Inman enjoys working from home, he says. But, he adds, "Now I'm at the point where I'd like a little more social interaction with a co-worker. Talking to your dogs all day and being in your house, you kind of go crazy."
And that's exactly the theme of the comic he's in the midst of creating: "Why Working From Home Is Both Awesome and Horrible"—a strip that will eventually be shared by 62,000 Facebook users, retweeted 10,000 times, and enjoyably stumbled upon more than 100,000 times.
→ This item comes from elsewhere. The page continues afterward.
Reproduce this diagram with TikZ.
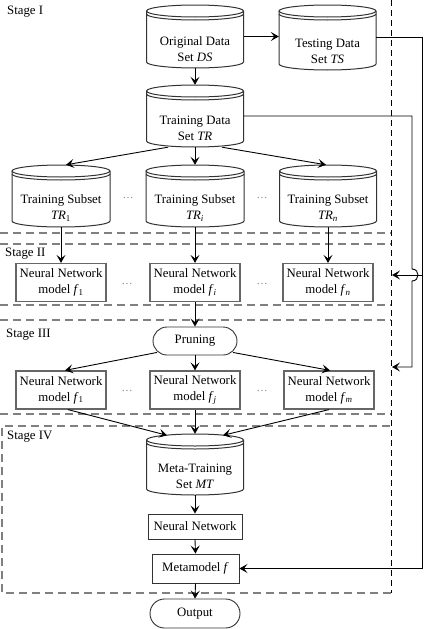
\documentclass[tikz,border=0pt]{standalone}
\usepackage{fontspec}
\setmainfont{Liberation Serif}
\usetikzlibrary{arrows.meta,calc}
\definecolor{boxgray}{HTML}{666666}
\definecolor{cylgray}{HTML}{333333}
\definecolor{framegray}{HTML}{808080}
\tikzset{
  txt/.style={font=\fontsize{12.8pt}{16pt}\selectfont, align=center, inner sep=0pt},
  cylnode/.style={draw=none, inner sep=0pt},
  nnbox/.style={draw=boxgray, line width=1.2pt, minimum width=90pt, minimum height=38pt, inner sep=1pt, txt},
  plainbox/.style={draw=cylgray, line width=0.9pt, inner sep=1pt, txt},
  stadium/.style={draw=cylgray, line width=0.9pt, txt, rounded corners=14pt},
  cylline/.style={draw=cylgray, line width=1pt},
  arr/.style={draw=black, -{Stealth[length=8pt,width=9pt,inset=3.5pt]}, line width=0.9pt},
  conn/.style={draw=black, line width=0.9pt},
  stageframe/.style={draw=framegray, dash pattern=on 8pt off 5pt, line width=1.3pt},
  rightdash/.style={draw=black, dash pattern=on 6pt off 4pt, line width=0.9pt},
  dotsnode/.style={text=framegray, font=\fontsize{11pt}{13pt}\selectfont, inner sep=0pt},
  stagelbl/.style={font=\fontsize{12.8pt}{15pt}\selectfont, anchor=west, inner sep=0pt}
}
\newcommand{\dbcyl}[6]{%
  \node[cylnode, minimum width={2*#5*1pt}, minimum height={(#4-#3)*1pt}] (#1) at (#2,{(#3+#4)/2}) {};
  \node[txt] (#1t) at (#2,{#4-19}) {#6};
  \path[cylline] ({#2-#5},{#3+6}) -- ({#2-#5},{#4-6}) arc[start angle=180,end angle=360,x radius=#5pt,y radius=6pt] -- ({#2+#5},{#3+6});
  \path[cylline] (#2,{#3+6}) ellipse[x radius=#5pt,y radius=6pt];
  \path[cylline] ({#2-#5},{#3+9}) arc[start angle=180,end angle=360,x radius=#5pt,y radius=6pt];
}
\newcommand{\mysub}[1]{\textsubscript{#1}}
\begin{document}
\begin{tikzpicture}[x=1pt,y=-1pt]
\useasboundingbox (0,0) rectangle (434,629);

% stage frames
\draw[stageframe] (0,233) -- (391,233);
\draw[stageframe] (0,244) -- (391,244);
\draw[stageframe] (0,305) -- (391,305);
\draw[stageframe] (0,320) -- (391,320);
\draw[stageframe] (0,414) -- (391,414);
\draw[stageframe] (391,593) -- (2,593) -- (2,426) -- (391,426);
\draw[rightdash] (391,0) -- (391,593);

\node[stagelbl] (st1) at (7,12) {Stage I};
\node[stagelbl] (st2) at (5,254) {Stage II};
\node[stagelbl] (st3) at (6,335) {Stage III};
\node[stagelbl] (st4) at (7,437) {Stage IV};

% Stage I
\dbcyl{ds}{195}{5}{68}{48.5}{Original Data\\Set \textit{DS}}
\dbcyl{ts}{327.5}{5}{70}{48.5}{Testing Data\\Set \textit{TS}}
\dbcyl{tr}{195}{85}{147}{48.5}{Training Data\\Set \textit{TR}}
\dbcyl{tra}{61}{165}{227}{49}{Training Subset\\\textit{TR}\mysub{1}}
\dbcyl{tri}{195}{165}{227}{49}{Training Subset\\\textit{TR}\mysub{\textit{i}}}
\dbcyl{trn}{328}{165}{227}{48.5}{Training Subset\\\textit{TR}\mysub{\textit{n}}}
\node[dotsnode] (d1) at (128,198) {\dots};
\node[dotsnode] (d2) at (262,198) {\dots};

\draw[arr] (ds.east) -- (ds.east -| ts.west);
\draw[arr] (ds.south) -- (tr.north);
\draw[arr] ([xshift=-27pt]tr.south) -- ([xshift=5pt]tra.north);
\draw[arr] (tr.south) -- (tri.north);
\draw[arr] ([xshift=27pt]tr.south) -- ([xshift=-2pt]trn.north);

% Stage II
\node[nnbox] (fa) at (61,282.5) {Neural Network\\model \textit{f}\mysub{1}};
\node[nnbox] (fi) at (195,282.5) {Neural Network\\model \textit{f}\mysub{\textit{i}}};
\node[nnbox] (fn) at (328,282.5) {Neural Network\\model \textit{f}\mysub{\textit{n}}};
\node[dotsnode] (d3) at (127,284) {\dots};
\node[dotsnode] (d4) at (262,284) {\dots};
\draw[arr] (tra.south) -- (fa.north);
\draw[arr] (tri.south) -- (fi.north);
\draw[arr] (trn.south) -- (fn.north);

% Stage III
\node[stadium, minimum width=84pt, minimum height=28pt] (pr) at (195,341) {Pruning};
\draw[arr] (fi.south) -- (pr.north);
\node[nnbox] (fb) at (61,390) {Neural Network\\model \textit{f}\mysub{1}};
\node[nnbox] (fj) at (195,390) {Neural Network\\model \textit{f}\mysub{\textit{j}}};
\node[nnbox] (fm) at (329,390) {Neural Network\\model \textit{f}\mysub{\textit{m}}};
\node[dotsnode] (d5) at (127,391) {\dots};
\node[dotsnode] (d6) at (262,391) {\dots};
\draw[arr] ([xshift=-38pt,yshift=3pt]pr.south) -- ([xshift=4pt]fb.north);
\draw[arr] (pr.south) -- (fj.north);
\draw[arr] ([xshift=38pt,yshift=3pt]pr.south) -- ([xshift=1pt]fm.north);

% Stage IV
\dbcyl{mt}{195}{434}{495}{48.5}{Meta-Training\\Set \textit{MT}}
\draw[arr] ([xshift=7pt]fb.south) -- ([xshift=-28pt,yshift=-1.5pt]mt.north);
\draw[arr] (fj.south) -- (mt.north);
\draw[arr] (fm.south) -- ([xshift=28pt,yshift=-1.5pt]mt.north);
\node[plainbox, minimum width=94pt, minimum height=25pt] (nn) at (195,526.5) {Neural Network};
\node[plainbox, minimum width=87pt, minimum height=29pt] (meta) at (195.5,568.5) {Metamodel \textit{f}};
\node[stadium, minimum width=90pt, minimum height=29pt, rounded corners=14.5pt] (out) at (195,613.5) {Output};
\draw[arr] (mt.south) -- (nn.north);
\draw[arr] (nn.south) -- (meta.north);
\draw[arr] (meta.south) -- (out.north);

% right-side feedback lines
\coordinate (c1) at (422,37.5);
\coordinate (c2) at (422,568.5);
\coordinate (c3) at (422,275);
\coordinate (s2r) at (392,275);
\coordinate (c4) at (412,116);
\coordinate (c5) at (412,269);
\coordinate (c6) at (412,281);
\coordinate (c7) at (412,367);
\coordinate (s3r) at (392,367);
\draw[arr] (ts.east) -- (c1) -- (c2) -- (meta.east);
\draw[arr] (c3) -- (s2r);
\draw[arr] (tr.east) -- (c4) -- (c5) .. controls (420,269) and (420,281) .. (c6) -- (c7) -- (s3r);
\end{tikzpicture}
\end{document}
In it, he first goes through the "awesome" parts of working from home, with a series of panels that don't, in fact, show the awesomeness of anything (that would be very unlike The Oatmeal), but instead depict the miseries of office life—namely, interruptions by inane co-workers, acres of cubicles, and endless hours in the car ("Bad news, commuters!" says the radio. "I-5 is backed up for thirty miles due to rubberneckers staring at a couple of pigeons having sex on the guard rail.").
From the horrors of the office, he turns to the horrors of the home office, with a series of panels showing the degradation of social skills, the Internet distractions (hey, it's a video of a gassy goat!), and the loneliness (the last panel has a fat guy sobbing alone at his in-home water cooler). In another panel, a man walks in the door saying "Honey, I'm home! I never left, actually. I'm ALWAYS home. ALL day, EVERY day." "Rot in hell, sweetiemookums!" she shouts back.
With this sort of cleverly crude and cathartic material, Inman attracts 4.6 million unique visitors to his site every month. And unlike so many Web operators, he's even able to extract money from them.
Inman didn't know how much he was making until a few weeks ago, when he sat down and did some tallying for the Weekly. He estimates his take-home pay for 2010 will be just over a half-million dollars.
Where a pre-Internet cartoonist like Seattle's Gary Larson (one of Inman's heroes) had to wait for a newspaper or syndicate to pick him up in order to gain a wide audience, the Web is allowing creative individuals to become fantastically popular with no middleman. It doesn't, however, generally allow them to become wealthy. Or even to support a family. A 2008 New York Times article guesstimated there were fewer than two dozen Web comic artists able to make a living from their craft. Inman—whose ghoulish-nerd sensibility and obsession with animals is somewhat reminiscent of Larson—is a recent addition to that list.
To fully understand how The Oatmeal became financially viable, you have to understand a little bit about where Inman came from. Born in Southern California, he moved at age 7 with his family to Hayden Lake, Idaho, a town with a current population of about 500.
Matthew and his older brother Bryce used to wear matching lime-green Brontosaurus costumes with floppy brown spikes on the back, their heads poking through what should have been the dinosaur's mouth. Sometimes they would roll a layer of butcher paper across the floor. Then, armed with black and red pens, they would draw a grisly war scene with stick figures.
"People just killing each other in every possible death you can imagine," Inman recalls. "The red was for blood, because it was the most fun to draw. And then, to compound the weirdness, whenever wartime happened, we had to wear the dinosaur costumes."
His first love was art. But when his family got a computer, Inman became hooked on gaming and programming. By high school, he was earning $8 an hour as a programmer at a local ISP. He never had to flip a burger.